Permanent Faculty: Carlos Tomei

Carlos Tomei

PhD, NYU, Estados Unidos, 1982
Office: L750
Position: Full Professor
Phone: (21) 3527-1719
E-mail: tomei
Analysis and Partial Differential Equations, Combinatorics

Lattes CV | Personal Homepage

Knowledge may be applicable or may increase understanding, sometimes both. But where is it? I entered college as an engineering student, found some courses boring and shifted to mathematics, which required less credits. During my third and last year as an undergraduate, I was an intern at IBGE, the federal institution encharged of the census, and was very moved by the available data. I became a vegetarian and considered a M.Sc. in agricultural planning, but I soon realized that was a highly theoretical career in Brazil. Luck interfered: P.Deift, from NYU, came to visit our Department and in 1979 I started my PhD studies under his wonderful supervision. Deift remained a constant inspiration for the rest of my career. In 1982, through a Gibbs instructorship at Yale, I had the additional luck of meeting two other sources of inspiration, R. Beals and R. Coifman: there was no way I could do something different from math in life.
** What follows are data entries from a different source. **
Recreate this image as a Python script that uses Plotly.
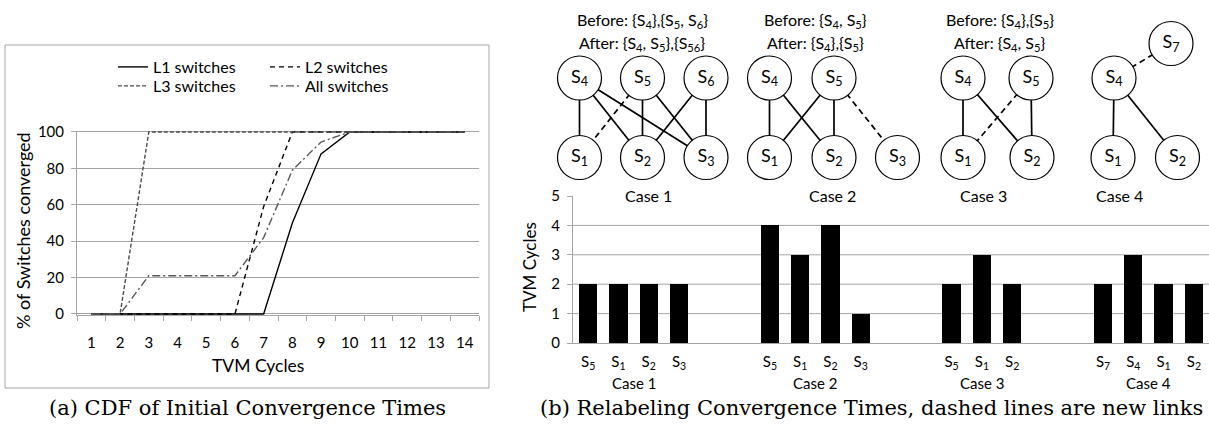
import plotly.graph_objects as go

W, H = 1209, 426
FONT = "Lato"
GRID = "#a6a6a6"

# ---------------- (a) CDF data ----------------
cycles = [str(i) for i in range(1, 15)]
l1_sw = [0, 0, 0, 0, 0, 0, 0, 50, 88, 100, 100, 100, 100, 100]
l2_sw = [0, 0, 0, 0, 0, 0, 59, 100, 100, 100, 100, 100, 100, 100]
l3_sw = [0, 0, 100, 100, 100, 100, 100, 100, 100, 100, 100, 100, 100, 100]
all_sw = [0, 0, 21, 21, 21, 21, 42, 79, 94.5, 100, 100, 100, 100, 100]
cdf_yticks = [0, 20, 40, 60, 80, 100]

# ---------------- (b) bar data ----------------
case_labels = ["Case 1", "Case 2", "Case 3", "Case 4"]
case_nodes = [["5", "1", "2", "3"], ["5", "1", "2", "3"], ["5", "1", "2"], ["7", "4", "1", "2"]]
case_cycles = [[2, 2, 2, 2], [4, 3, 4, 1], [2, 3, 2], [2, 3, 2, 2]]
bar_yticks = [0, 1, 2, 3, 4, 5]
bar_grid = [1, 2, 3, 4]

# ---------------- (b) topology diagrams (diagram coordinates) ----------------
diag_nodes = {
    "c1": {"4": (579.5, 78), "5": (642.5, 78), "6": (706, 78),
           "1": (579.5, 157.5), "2": (642.5, 157.5), "3": (706, 157.5)},
    "c2": {"4": (769.5, 78), "5": (834, 78),
           "1": (769.5, 157.5), "2": (834, 157.5), "3": (897.5, 157.5)},
    "c3": {"4": (963, 78), "5": (1031, 78), "1": (963, 157.5), "2": (1032, 157.5)},
    "c4": {"4": (1114, 78), "7": (1171, 43.5), "1": (1113, 157.5), "2": (1177.5, 157.5)},
}
diag_edges = {
    "c1": [("4", "1", False), ("4", "2", False), ("4", "3", False), ("5", "1", True),
           ("5", "2", False), ("5", "3", False), ("6", "2", False), ("6", "3", False)],
    "c2": [("4", "1", False), ("4", "2", False), ("5", "1", False), ("5", "2", False),
           ("5", "3", True)],
    "c3": [("4", "1", False), ("4", "2", False), ("5", "1", True), ("5", "2", False)],
    "c4": [("4", "7", True), ("4", "1", False), ("4", "2", False)],
}
diag_texts = [
    (642, 20, "Before: {S<sub>4</sub>},{S<sub>5</sub>, S<sub>6</sub>}"),
    (642, 43, "After: {S<sub>4</sub>, S<sub>5</sub>},{S<sub>56</sub>}"),
    (815, 20, "Before: {S<sub>4</sub>, S<sub>5</sub>}"),
    (815, 43, "After: {S<sub>4</sub>},{S<sub>5</sub>}"),
    (1000, 20, "Before: {S<sub>4</sub>},{S<sub>5</sub>}"),
    (1000, 43, "After: {S<sub>4</sub>, S<sub>5</sub>}"),
]
diag_case_pos = [(648, 195), (832, 195), (983, 195), (1119, 195)]


def px(x):
    return x / W


def py(y):
    return 1 - y / H


fig = go.Figure()

# ---- CDF lines ----
series = [
    ("L1 switches", l1_sw, "#000000", "solid", "legend", 118, 67),
    ("L2 switches", l2_sw, "#000000", "5px,4px", "legend2", 270, 67),
    ("L3 switches", l3_sw, "#4d4d4d", "4px,2px", "legend3", 118, 86),
    ("All switches", all_sw, "#595959", "8px,3px,2px,3px", "legend4", 270, 86),
]
legend_layout = {}
for name, vals, col, dash, leg, lx, ly in series:
    fig.add_trace(go.Scatter(x=cycles, y=vals, mode="lines", name=name,
                             line=dict(color=col, width=1.4, dash=dash),
                             xaxis="x", yaxis="y", legend=leg))
    legend_layout[leg] = dict(x=px(lx - 5), y=py(ly), xanchor="left", yanchor="middle",
                              bgcolor="rgba(0,0,0,0)", borderwidth=0,
                              font=dict(family=FONT, size=16, color="#000000"))

# ---- bars ----
slots, ticktext, heights, centers = [], [], [], []
pos = 0
for nodes, vals in zip(case_nodes, case_cycles):
    start = pos
    for n, v in zip(nodes, vals):
        slots.append(pos)
        ticktext.append("S<sub>%s</sub>" % n)
        heights.append(v)
        pos += 1
    centers.append((start + pos - 1) / 2)
    pos += 2
fig.add_trace(go.Bar(x=slots, y=heights, width=0.6, marker=dict(color="#000000", line=dict(width=0)),
                     xaxis="x2", yaxis="y2", showlegend=False))

# ---- diagrams ----
for key in diag_nodes:
    nodes = diag_nodes[key]
    for dashed in (False, True):
        xs, ys = [], []
        for a, b, d in diag_edges[key]:
            if d == dashed:
                xs += [nodes[a][0], nodes[b][0], None]
                ys += [nodes[a][1], nodes[b][1], None]
        if xs:
            fig.add_trace(go.Scatter(x=xs, y=ys, mode="lines", showlegend=False,
                                     line=dict(color="#000000", width=1.7,
                                               dash="6px,4px" if dashed else "solid"),
                                     xaxis="x3", yaxis="y3", hoverinfo="skip"))
    names = list(nodes.keys())
    fig.add_trace(go.Scatter(
        x=[nodes[n][0] for n in names], y=[nodes[n][1] for n in names],
        mode="markers+text", text=["S<sub>%s</sub>" % n for n in names],
        textposition="middle center", textfont=dict(family=FONT, size=18, color="#000000"),
        marker=dict(size=44, color="#ffffff", line=dict(color="#000000", width=1.2)),
        showlegend=False, xaxis="x3", yaxis="y3", cliponaxis=False))


def ann(x, y, text, size, xref="paper", yref="paper", angle=0, family=FONT):
    return dict(x=x, y=y, xref=xref, yref=yref, text=text, showarrow=False, textangle=angle,
                xanchor="center", yanchor="middle", font=dict(family=family, size=size, color="#000000"))


annotations = []
for x, y, t in diag_texts:
    annotations.append(ann(x, y, t, 16, "x3", "y3"))
for (x, y), lab in zip(diag_case_pos, case_labels):
    annotations.append(ann(x, y, lab, 16, "x3", "y3"))
for c, lab in zip(centers, case_labels):
    annotations.append(ann(c, py(383), lab, 15, "x2", "paper"))

annotations += [
    ann(px(23), py(231), "% of Switches converged", 18, angle=-90),
    ann(px(258), py(365), "TVM Cycles", 17.5),
    ann(px(529), py(267), "TVM Cycles", 17, angle=-90),
    ann(px(247), py(408), "(a) CDF of Initial Convergence Times", 21, family="DejaVu Serif"),
    ann(px(871), py(408), "(b) Relabeling Convergence Times, dashed lines are new links", 21,
        family="DejaVu Serif"),
]

shapes = [dict(type="rect", xref="paper", yref="paper", x0=px(5), x1=px(489),
               y0=py(388), y1=py(45), line=dict(color=GRID, width=1), layer="below")]
for g in bar_grid:
    shapes.append(dict(type="line", xref="x2", yref="y2", x0=-0.5, x1=20.5, y0=g, y1=g,
                       line=dict(color=GRID, width=1), layer="below"))

tickfont = dict(family=FONT, size=15, color="#000000")
unit = (314 - 132) / 100.0
pad = 0.6
fig.update_layout(
    width=W, height=H, margin=dict(l=0, r=0, t=0, b=0, pad=0, autoexpand=False),
    paper_bgcolor="#ffffff", plot_bgcolor="rgba(0,0,0,0)",
    font=dict(family=FONT, color="#000000"),
    xaxis=dict(domain=[px(77), px(479)], type="category", tickson="boundaries",
               range=[-0.5, len(cycles) - 0.5],
               ticks="outside", ticklen=5, tickcolor=GRID, showline=True, linecolor=GRID,
               showgrid=False, tickfont=tickfont, ticklabelstandoff=14, anchor="y",
               fixedrange=True),
    yaxis=dict(domain=[py(314 + pad * unit), py(132 - pad * unit)], range=[-pad, 100 + pad],
               tickvals=cdf_yticks, ticks="outside", ticklen=5, tickcolor=GRID,
               showline=True, linecolor=GRID, showgrid=True, gridcolor=GRID,
               zeroline=False, tickfont=tickfont, ticklabelstandoff=4, anchor="x"),
    xaxis2=dict(domain=[px(573), 1], range=[-0.5, 20.5], tickvals=slots, ticktext=ticktext,
                ticks="", showline=True, linecolor=GRID, showgrid=False, zeroline=False,
                tickfont=tickfont, ticklabelstandoff=5, anchor="y2"),
    yaxis2=dict(domain=[py(343), py(196)], range=[0, 5], tickvals=bar_yticks, ticks="outside",
                ticklen=5, tickcolor=GRID, showline=True, linecolor=GRID, showgrid=False,
                zeroline=False, tickfont=tickfont, ticklabelstandoff=4, anchor="x2"),
    xaxis3=dict(domain=[0, 1], range=[0, W], visible=False, anchor="y3"),
    yaxis3=dict(domain=[0, 1], range=[H, 0], visible=False, anchor="x3"),
    annotations=annotations, shapes=shapes, bargap=0,
    **legend_layout,
)

fig.write_html("out.html", config={"displayModeBar": False, "staticPlot": True},
               post_script="document.body.style.margin='0';document.body.style.overflow='hidden';")
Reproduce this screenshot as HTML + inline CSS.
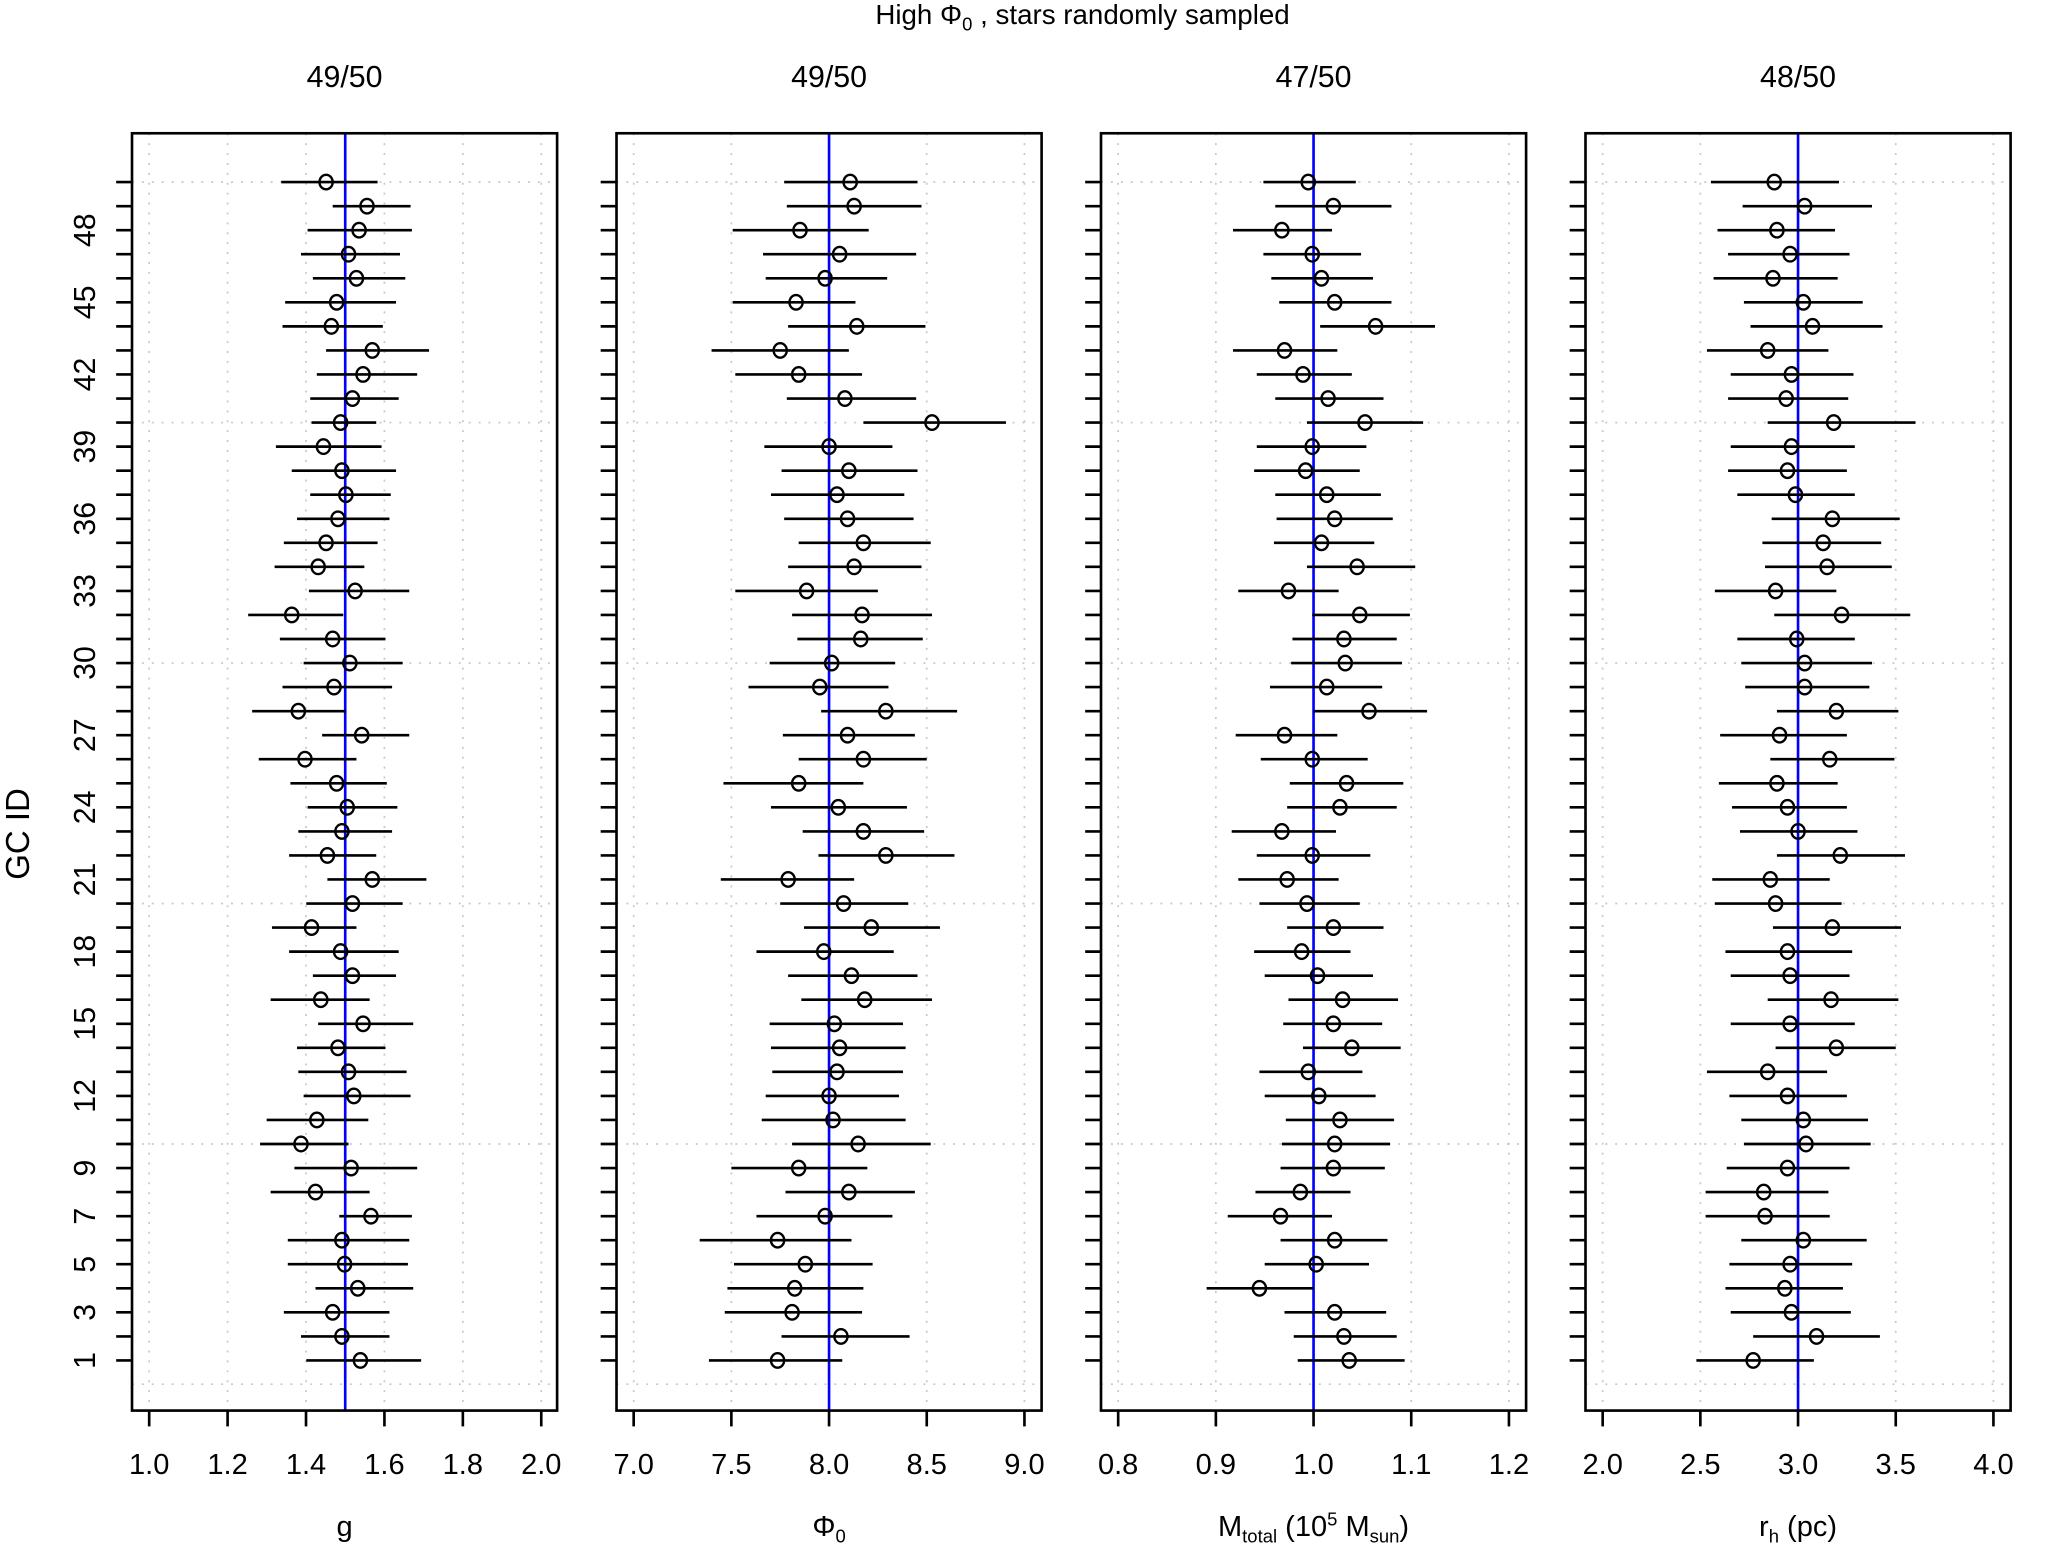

At the Department of Mathematics here at PUC, my intellectual freedom allowed me to place strong bets – some successful – and to appreciate a diversity of mathematical forms and styles, a wealth of problems and colleagues.

Research Results

My current research stems from years of concentration in certain subjects. My interests in the intertwining of spectral theory with integrable systems led me to the study of concrete eigenvalue algorithms through a conceptual approach to numerical analysis. A concrete example is the interplay between the so called Toda Lattice and the QR method, dating back to the late seventies, which used symplectic geometry as the foundational background. Further developments in the eighties and nineties brought a deeper understanding of familiar algorithms. And recently, a Lie algebraic approach yielded simpler theoretical tools: the dynamics at relevant points of phase space has been reduced to standard local theory. Fundamental numerical methods which have been used for decades are now thoroughly understood, as are basic transversality properties of the underlying vector fields. In a similar vein, my interest on nonlinear functions in the plane, which started in the nineties, developed into the consideration of a collection of cases, ranging from finite dimensional maps associated to spectral properties, to ordinary and partial differential operators. A constant attention is given to both theoretical and numerical implications. The list of collaborators increased accordingly.